In the Origins of Totalitarianism, Hannah Arendt makes the unexpected statement that totalitarian violence "is expressed much more frighteningly in the organization of its followers than in the physical liquidation of its opponents." Of course, her intention is not to deny the radical physical violence of totalitarianism but rather to understand the distinctive features of totalitarian terror. In order to fully understand the importance of what Arendt is describing, we should compare this first moment of the analysis with another assertion that seems just as paradoxical and that is also in The Origins of Totalitarianism: noting totalitarianism’s contempt for facts and reality, Arendt remarks that the propaganda of totalitarian movements is "invariably as frank as it is mendacious." Totalitarian propaganda does not just lie about the aims and real actions of totalitarian movements or regimes: it also gives itself the organization required to change the real world and make it "true" to its assertions, though they be utterly absurd and utterly monstrous.
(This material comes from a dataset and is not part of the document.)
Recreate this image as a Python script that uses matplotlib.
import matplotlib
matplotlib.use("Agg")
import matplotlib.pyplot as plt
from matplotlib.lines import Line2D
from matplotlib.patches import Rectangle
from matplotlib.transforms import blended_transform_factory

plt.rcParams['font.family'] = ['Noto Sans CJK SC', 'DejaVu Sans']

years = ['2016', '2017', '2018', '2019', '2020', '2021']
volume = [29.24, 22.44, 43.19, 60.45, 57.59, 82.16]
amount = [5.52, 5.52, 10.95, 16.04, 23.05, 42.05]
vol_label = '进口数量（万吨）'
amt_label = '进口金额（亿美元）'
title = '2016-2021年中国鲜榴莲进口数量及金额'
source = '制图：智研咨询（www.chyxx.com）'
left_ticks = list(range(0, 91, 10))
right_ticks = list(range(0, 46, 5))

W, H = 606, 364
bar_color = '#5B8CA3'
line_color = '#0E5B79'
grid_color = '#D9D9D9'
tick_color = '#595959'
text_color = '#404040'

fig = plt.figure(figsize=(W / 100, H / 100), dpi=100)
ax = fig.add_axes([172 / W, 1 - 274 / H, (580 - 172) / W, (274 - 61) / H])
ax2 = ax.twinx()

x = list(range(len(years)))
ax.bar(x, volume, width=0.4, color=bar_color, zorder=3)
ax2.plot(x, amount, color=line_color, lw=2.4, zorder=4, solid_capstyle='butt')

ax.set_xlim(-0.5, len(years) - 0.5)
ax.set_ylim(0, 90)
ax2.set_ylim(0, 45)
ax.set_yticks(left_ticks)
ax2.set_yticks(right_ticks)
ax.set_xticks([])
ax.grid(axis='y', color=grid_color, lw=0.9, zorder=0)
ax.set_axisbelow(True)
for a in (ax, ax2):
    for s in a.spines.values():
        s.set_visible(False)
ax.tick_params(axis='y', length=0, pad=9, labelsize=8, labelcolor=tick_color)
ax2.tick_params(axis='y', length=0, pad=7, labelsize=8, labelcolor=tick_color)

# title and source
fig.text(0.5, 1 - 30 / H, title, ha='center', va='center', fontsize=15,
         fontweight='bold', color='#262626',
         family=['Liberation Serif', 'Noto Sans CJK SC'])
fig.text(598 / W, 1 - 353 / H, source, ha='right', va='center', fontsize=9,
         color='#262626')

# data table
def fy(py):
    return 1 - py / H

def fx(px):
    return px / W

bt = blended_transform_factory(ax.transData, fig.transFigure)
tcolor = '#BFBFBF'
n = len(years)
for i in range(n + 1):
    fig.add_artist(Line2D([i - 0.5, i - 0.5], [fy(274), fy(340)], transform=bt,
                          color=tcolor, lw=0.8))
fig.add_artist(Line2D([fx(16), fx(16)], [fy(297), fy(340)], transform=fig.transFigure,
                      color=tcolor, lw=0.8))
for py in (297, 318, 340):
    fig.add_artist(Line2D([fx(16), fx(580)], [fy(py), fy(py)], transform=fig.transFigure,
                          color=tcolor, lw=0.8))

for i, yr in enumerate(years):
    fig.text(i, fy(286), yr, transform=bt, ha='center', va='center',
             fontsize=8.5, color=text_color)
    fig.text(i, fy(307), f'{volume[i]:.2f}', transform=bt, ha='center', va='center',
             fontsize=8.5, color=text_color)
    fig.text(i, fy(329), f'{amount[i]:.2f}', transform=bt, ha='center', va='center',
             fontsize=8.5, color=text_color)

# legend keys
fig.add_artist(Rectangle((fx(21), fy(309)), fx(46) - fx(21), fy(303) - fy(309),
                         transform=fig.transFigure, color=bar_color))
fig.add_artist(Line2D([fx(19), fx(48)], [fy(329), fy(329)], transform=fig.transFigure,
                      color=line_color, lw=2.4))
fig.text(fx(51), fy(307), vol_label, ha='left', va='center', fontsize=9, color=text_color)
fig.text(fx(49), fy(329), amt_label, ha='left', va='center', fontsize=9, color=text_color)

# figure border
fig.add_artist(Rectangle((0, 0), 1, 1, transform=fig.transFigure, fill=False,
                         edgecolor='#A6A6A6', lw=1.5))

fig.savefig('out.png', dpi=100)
Through totalitarian organization the natural bonds of solidarity and communication are broken; they are replaced by distrust and informing. The objective is to pervert human plurality into a mass of fragmented individuals, to suppress the common world and substitute it with alienation from the world, from others, and from oneself. From then on, everything is blurred for the outside observer who would still like to distinguish between adherence to the regime out of conviction and submission through terror, organization, and indoctrination. The issue of knowing whether this enthusiasm is forced or sincere loses much of its pertinence. Let us keep this important point in mind when we pass judgment too rapidly on the "fanaticism" of Islamic crowds streaming down the streets of Teheran or any other totalitarian theocracy.
Hannah Arendt asserts that "in the modern world authority has disappeared almost to the vanishing point." However, she attributes some kind of authority to the words of poets, in the case discussed here, to those of her friend W. H. Auden. The precious gift of the poets to write poems that have an "unconstraining" power (Auden's word), gives that authority to their voice.